Auf einem großen Sportplatz am Rosental mußte ich Sportgeräte
ausgeben und für die Rückgabe aller Gerätschaften sorgen.
Das war unpolitisch, wenngleich zeitaufwendig. Nach einer Lungenentzündung
wurde ich mit einem ärztlichen Attest von weiterem JM-Dienst befreit.
Meine Eltern führten ein offenes Haus, besonders ausländische
Akademiker und Künstler gingen tagsüber ein und aus.

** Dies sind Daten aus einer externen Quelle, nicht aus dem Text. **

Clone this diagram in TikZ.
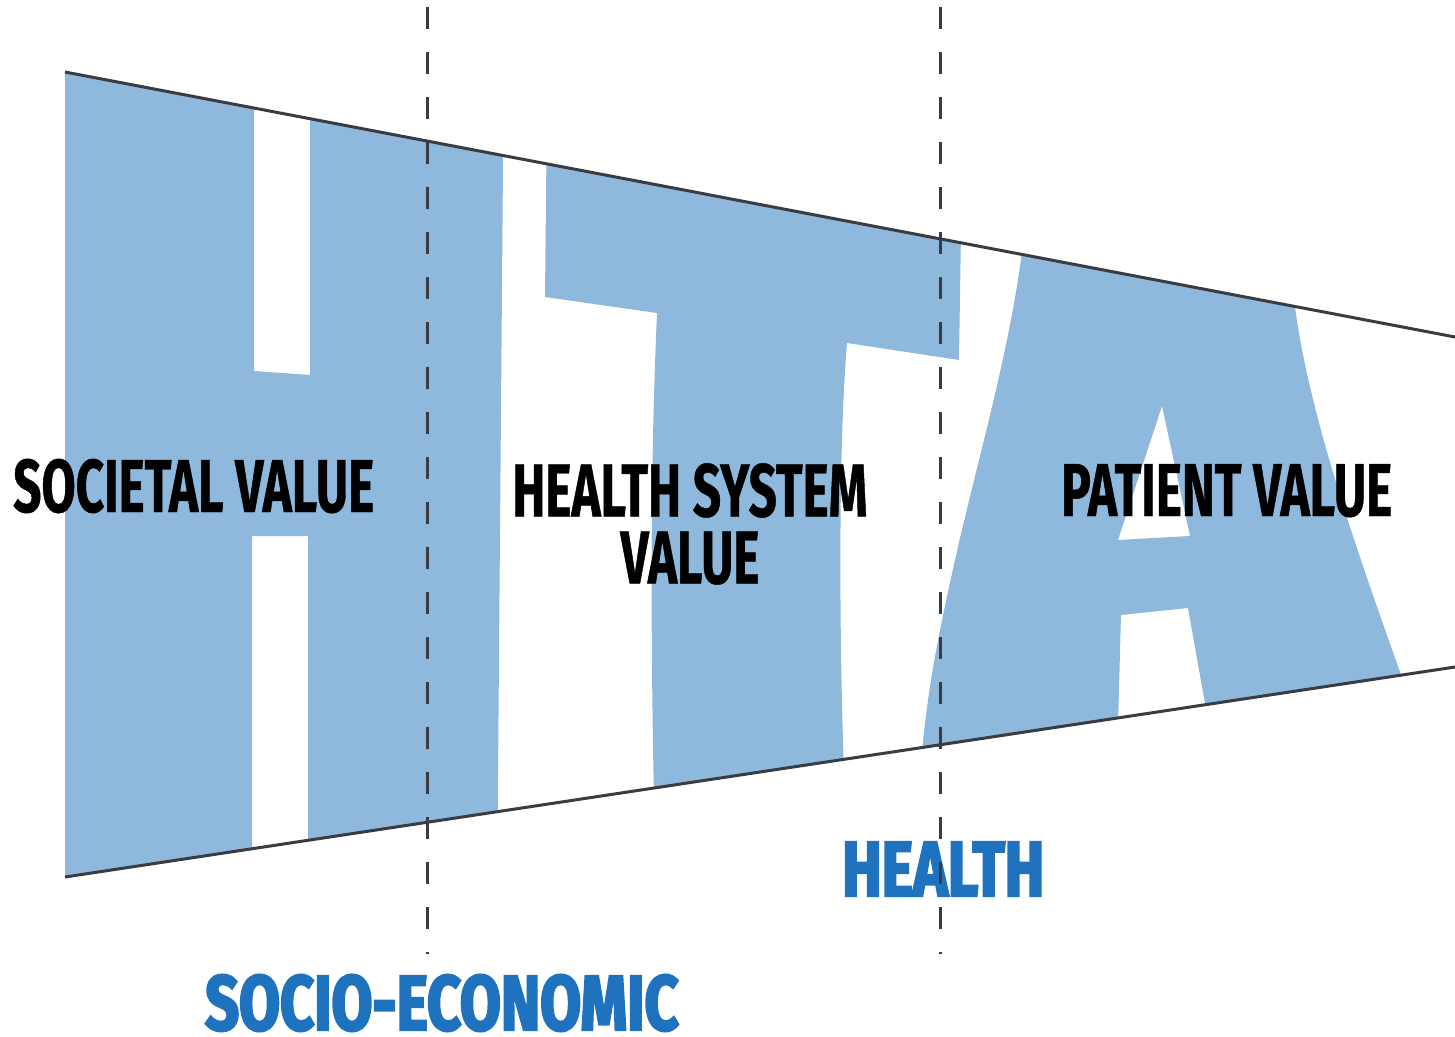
\documentclass[tikz,border=0pt]{standalone}
\usepackage{fontspec}
\usepackage{xcolor}
\newfontfamily\valuefont[FakeStretch=0.66,FakeBold=0.6]{Fira Sans}
\newfontfamily\sectorfont[FakeStretch=0.76,FakeBold=3]{Fira Sans}
\definecolor{letterblue}{RGB}{142,185,220}
\definecolor{sectorblue}{RGB}{31,115,190}
\definecolor{edgegray}{RGB}{58,60,66}

\begin{document}
\begin{tikzpicture}[x=1pt, y=-1pt,
    boundary/.style={draw=edgegray, line width=3pt},
    divider/.style={draw=edgegray, line width=3pt, dash pattern=on 22pt off 23pt},
    lettershape/.style={fill=letterblue, even odd rule}]
  % Label styles
  \tikzstyle{valuelabel} = [inner sep=0pt, text=black, align=center,
    font=\valuefont\bfseries\fontsize{75}{67}\selectfont]
  \tikzstyle{sectorlabel} = [inner sep=0pt, text=sectorblue,
    font=\sectorfont\bfseries\fontsize{78}{86}\selectfont]

  \useasboundingbox (0,0) rectangle (1455,1036);

  % Corners of the funnel
  \coordinate (topL) at (65,72);
  \coordinate (topR) at (1455,337);
  \coordinate (botL) at (65,877);
  \coordinate (botR) at (1455,667);

  % The big letters, cut by the funnel
  \begin{scope}
    \clip (topL) -- (topR) -- (botR) -- (botL) -- cycle;
    % H
    \fill[lettershape] (65,40) -- (254,40) -- (254,371) -- (310,375) -- (310,40)
      -- (504,40) -- (497,900) -- (308,900) -- (308,536) -- (252,536)
      -- (252,900) -- (65,900) -- cycle;
    % T
    \fill[lettershape] (547,100) -- (963,100) -- (959,360) -- (847,343)
      .. controls (838,450) and (839,650) .. (845,800) -- (654,800)
      .. controls (650,600) and (651,450) .. (657,313) -- (545,297) -- cycle;
    % A
    \fill[lettershape] (1025,200) -- (1022,251)
      .. controls (1010,350) and (975,470) .. (955,560)
      .. controls (935,650) and (925,700) .. (918,800)
      -- (1116,800) -- (1121,615) -- (1188,608) -- (1215,760) -- (1420,760)
      -- (1410,700) .. controls (1360,560) and (1310,420) .. (1295,307)
      -- (1291,250) -- cycle
      (1162,406) -- (1118,540) -- (1190,536) -- cycle;
  \end{scope}

  % Funnel edges
  \draw[boundary] (topL) -- (topR);
  \draw[boundary] (botL) -- (botR);

  % Value labels
  \node[valuelabel, anchor=base west] (societal) at (13,512) {SOCIETAL VALUE};
  \node[valuelabel, anchor=north] (system) at (690,463) {HEALTH SYSTEM\\VALUE};
  \node[valuelabel, anchor=base west] (patient) at (1061,516) {PATIENT VALUE};

  % Sector labels
  \node[sectorlabel, anchor=base west] (health) at (842,896) {HEALTH};
  \node[sectorlabel, anchor=base west] (socio) at (205,1030) {SOCIO-ECONOMIC};

  % Dashed dividers
  \coordinate (divAtop) at (427,7);
  \coordinate (divAbot) at (427,954);
  \coordinate (divBtop) at (940,7);
  \coordinate (divBbot) at (940,954);
  \draw[divider] (divAtop) -- (divAbot);
  \draw[divider] (divBtop) -- (divBbot);
\end{tikzpicture}
\end{document}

Zu unseren
nahen Freunden zählten wir den drahtigen, amüsant bissigen britischen
Vizekonsul Charles Stewart Watkinson, genannt Cheeky, Georg Strasser, einen
charmanten, geistreichen ungarisch-jüdischen Chemiker und seine Frau
Ilona, eine Cellistin von ungemein spritziger, wenngleich sehr launischer
Wesensart sowie die zarte, sehr hübsche amerikanische Geigerin, Mary
Ann Culmer, die sich nach der Konzertreife für Violine auf das Dirigentenexamen
vorbereitete. Mary Ann hatte stets knallrot geschminkte Lippen, die sie
häufig mit Hilfe ihres Taschenspiegels nachzog. Mutter begleitete
sie mitunter auf unserem Blüthner Flügel und verstand es, ihr
heftiges Lampenfieber etwas zu dämpfen. Cheeky und Onkel Strasser
nahmen uns derweil in die berühmten Leipziger Cafehäuser Felsche
und Hennersdorf oder zum Schwimmen in das mondäne Ipa-Bad mit; solche
Abwechslung genossen wir sehr. Und wir hörten englische und amerikanische
Schlager, die in Deutschland verboten waren.

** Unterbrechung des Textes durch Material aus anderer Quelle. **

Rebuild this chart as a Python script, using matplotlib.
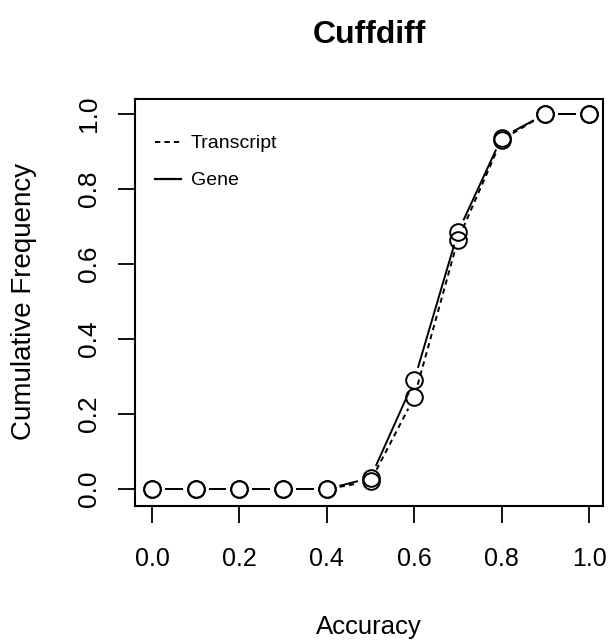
import numpy as np
import matplotlib
matplotlib.use('Agg')
import matplotlib.pyplot as plt

plt.rcParams['font.family'] = ['Liberation Sans', 'DejaVu Sans']
plt.rcParams['lines.scale_dashes'] = False

# data
accuracy = [0.0, 0.1, 0.2, 0.3, 0.4, 0.5, 0.6, 0.7, 0.8, 0.9, 1.0]
transcript = [0.0, 0.0, 0.0, 0.0, 0.0, 0.021, 0.245, 0.665, 0.931, 1.0, 1.0]
gene = [0.0, 0.0, 0.0, 0.0, 0.0, 0.030, 0.290, 0.685, 0.937, 1.0, 1.0]
series = [('Transcript', transcript, (0, (3.8, 3.0))), ('Gene', gene, '-')]
ticks = [0.0, 0.2, 0.4, 0.6, 0.8, 1.0]

W, H = 608, 640
fig = plt.figure(figsize=(W/100, H/100), dpi=100)
ax = fig.add_axes([135/W, 1-506/H, (603-135)/W, (506-99)/H])
ax.set_xlim(-0.039, 1.032)
ax.set_ylim(-0.045, 1.04)

gap = 13  # px, R type="b" style gap round each point
to_px = ax.transData
to_data = ax.transData.inverted()

for name, vals, ls in series:
    pts = to_px.transform(np.column_stack([accuracy, vals]))
    for p, q in zip(pts[:-1], pts[1:]):
        d = q - p
        L = np.hypot(*d)
        if L <= 2*gap:
            continue
        u = d / L
        seg = to_data.transform([p + u*gap, q - u*gap])
        ax.plot(seg[:, 0], seg[:, 1], color='k', lw=1.4, ls=ls,
                solid_capstyle='butt', dash_capstyle='butt')
    ax.plot(accuracy, vals, ls='', marker='o', ms=12, mfc='none',
            mec='k', mew=1.4)

# legend handles only
ax.plot([], [], color='k', lw=1.4, ls=(0, (3.8, 3.0)), label='Transcript')
ax.plot([], [], color='k', lw=1.6, ls='-', label='Gene')
ax.legend(loc='upper left', bbox_to_anchor=(0.043, 0.912), frameon=False,
          borderpad=0, borderaxespad=0, handlelength=1.35, handletextpad=0.5,
          labelspacing=1.0, prop={'size': 14})

ax.set_xticks(ticks)
ax.set_yticks(ticks)
ax.set_xticklabels(['%.1f' % t for t in ticks], fontsize=18)
ax.set_yticklabels(['%.1f' % t for t in ticks], fontsize=19, rotation=90, va='center')
ax.tick_params(axis='x', length=12.5, width=1.3, pad=17)
ax.tick_params(axis='y', length=12.5, width=1.3, pad=12)
for s in ax.spines.values():
    s.set_linewidth(1.5)

ax.set_title('Cuffdiff', fontsize=23, fontweight='bold', pad=40)
fig.text(369/W, 1-634/H, 'Accuracy', fontsize=18.5, ha='center', va='baseline')
fig.text(24/W, 1-301/H, 'Cumulative Frequency', fontsize=20, rotation=90,
         ha='center', va='center')

fig.savefig('out.png', dpi=100)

Mehrmals im Jahr und vor Weihnachten gaben meine Eltern größere
Teeeinladungen für ausländische Akademiker der Universität.

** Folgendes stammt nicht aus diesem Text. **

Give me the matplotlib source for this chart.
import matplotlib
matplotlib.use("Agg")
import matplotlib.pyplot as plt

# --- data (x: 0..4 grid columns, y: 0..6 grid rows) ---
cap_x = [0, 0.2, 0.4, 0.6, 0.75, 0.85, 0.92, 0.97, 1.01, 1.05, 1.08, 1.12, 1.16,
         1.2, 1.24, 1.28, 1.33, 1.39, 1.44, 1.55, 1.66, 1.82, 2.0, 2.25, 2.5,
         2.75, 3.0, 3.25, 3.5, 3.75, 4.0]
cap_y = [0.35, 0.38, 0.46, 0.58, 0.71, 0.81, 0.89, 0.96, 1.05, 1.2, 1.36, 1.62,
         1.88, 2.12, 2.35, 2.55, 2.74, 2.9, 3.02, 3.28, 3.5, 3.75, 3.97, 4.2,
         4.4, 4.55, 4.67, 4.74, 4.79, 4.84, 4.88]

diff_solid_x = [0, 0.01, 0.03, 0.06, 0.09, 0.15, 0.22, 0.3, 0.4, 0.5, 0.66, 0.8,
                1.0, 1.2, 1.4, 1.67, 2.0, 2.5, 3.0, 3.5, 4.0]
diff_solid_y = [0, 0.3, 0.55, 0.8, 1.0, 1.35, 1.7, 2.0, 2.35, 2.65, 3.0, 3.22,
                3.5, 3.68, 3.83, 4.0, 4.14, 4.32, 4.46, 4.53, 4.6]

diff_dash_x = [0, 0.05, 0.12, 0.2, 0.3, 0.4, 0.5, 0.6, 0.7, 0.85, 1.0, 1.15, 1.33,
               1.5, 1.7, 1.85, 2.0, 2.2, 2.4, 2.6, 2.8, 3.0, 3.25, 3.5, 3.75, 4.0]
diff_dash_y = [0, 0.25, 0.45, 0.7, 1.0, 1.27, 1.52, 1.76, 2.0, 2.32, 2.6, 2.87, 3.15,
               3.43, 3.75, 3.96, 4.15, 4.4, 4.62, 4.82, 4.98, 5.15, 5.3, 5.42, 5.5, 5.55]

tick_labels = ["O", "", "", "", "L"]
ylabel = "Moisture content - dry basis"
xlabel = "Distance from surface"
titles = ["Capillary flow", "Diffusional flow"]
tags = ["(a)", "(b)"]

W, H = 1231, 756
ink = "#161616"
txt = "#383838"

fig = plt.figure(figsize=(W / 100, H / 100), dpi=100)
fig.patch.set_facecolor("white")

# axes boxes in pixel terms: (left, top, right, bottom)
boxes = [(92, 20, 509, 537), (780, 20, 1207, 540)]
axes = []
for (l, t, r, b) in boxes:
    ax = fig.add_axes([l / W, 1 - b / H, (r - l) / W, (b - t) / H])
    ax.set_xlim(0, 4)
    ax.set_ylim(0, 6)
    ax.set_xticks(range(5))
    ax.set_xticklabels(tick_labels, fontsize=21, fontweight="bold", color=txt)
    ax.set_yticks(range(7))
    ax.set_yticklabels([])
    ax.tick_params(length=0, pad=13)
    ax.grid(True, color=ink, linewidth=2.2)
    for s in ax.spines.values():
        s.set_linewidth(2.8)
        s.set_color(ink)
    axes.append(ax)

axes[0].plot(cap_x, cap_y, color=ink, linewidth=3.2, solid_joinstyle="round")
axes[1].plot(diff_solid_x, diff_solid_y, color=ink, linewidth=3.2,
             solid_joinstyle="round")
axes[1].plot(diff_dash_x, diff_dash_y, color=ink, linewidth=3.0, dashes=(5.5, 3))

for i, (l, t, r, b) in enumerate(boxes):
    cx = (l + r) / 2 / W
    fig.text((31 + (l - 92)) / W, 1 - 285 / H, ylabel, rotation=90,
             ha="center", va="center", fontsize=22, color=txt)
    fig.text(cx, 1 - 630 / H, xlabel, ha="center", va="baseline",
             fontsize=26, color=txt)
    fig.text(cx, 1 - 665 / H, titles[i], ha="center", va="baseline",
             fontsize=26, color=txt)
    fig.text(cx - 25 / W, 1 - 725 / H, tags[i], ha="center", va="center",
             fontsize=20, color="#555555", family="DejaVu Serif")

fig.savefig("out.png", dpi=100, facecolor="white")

In fünf Zimmern waren größere und kleinere Tische gedeckt.
Wir Kinder durften dabei sein, servieren helfen und mit Hausmusik und ungeachtet
der Mißbilligung seitens der Nazis im Advent mit einem Krippenspiel
zum Programm beitragen.
Kurz vor dem Krieg hatten wir von Onkel Gustav, der bei AGFA in Wolfen
den Farbfilm entwickelt hatte, das Heidehaus übernommen. Der elegant
gestaltete, jedoch keineswegs winterfeste und technischen Komfort entbehrende
Holzbungalow lag in der Dübener Heide, einem waldigen Naturschutzgebiet
zwischen Bitterfeld und Wittenberg mit Badeseen, Sandstränden und
vielen wilden Beeren und Pilzen. Es gab nur Petroleumlampen, keine Elektrizität,
das Wasser mußten wir 100 m entfernt beim Nachbarn holen und das
gewisse Häuschen mit Eimer stand entfernt am Zaun. Gekocht wurde mit
einem Spirituskocher oder auf dem winzigen Herd mit einer Feuerstelle.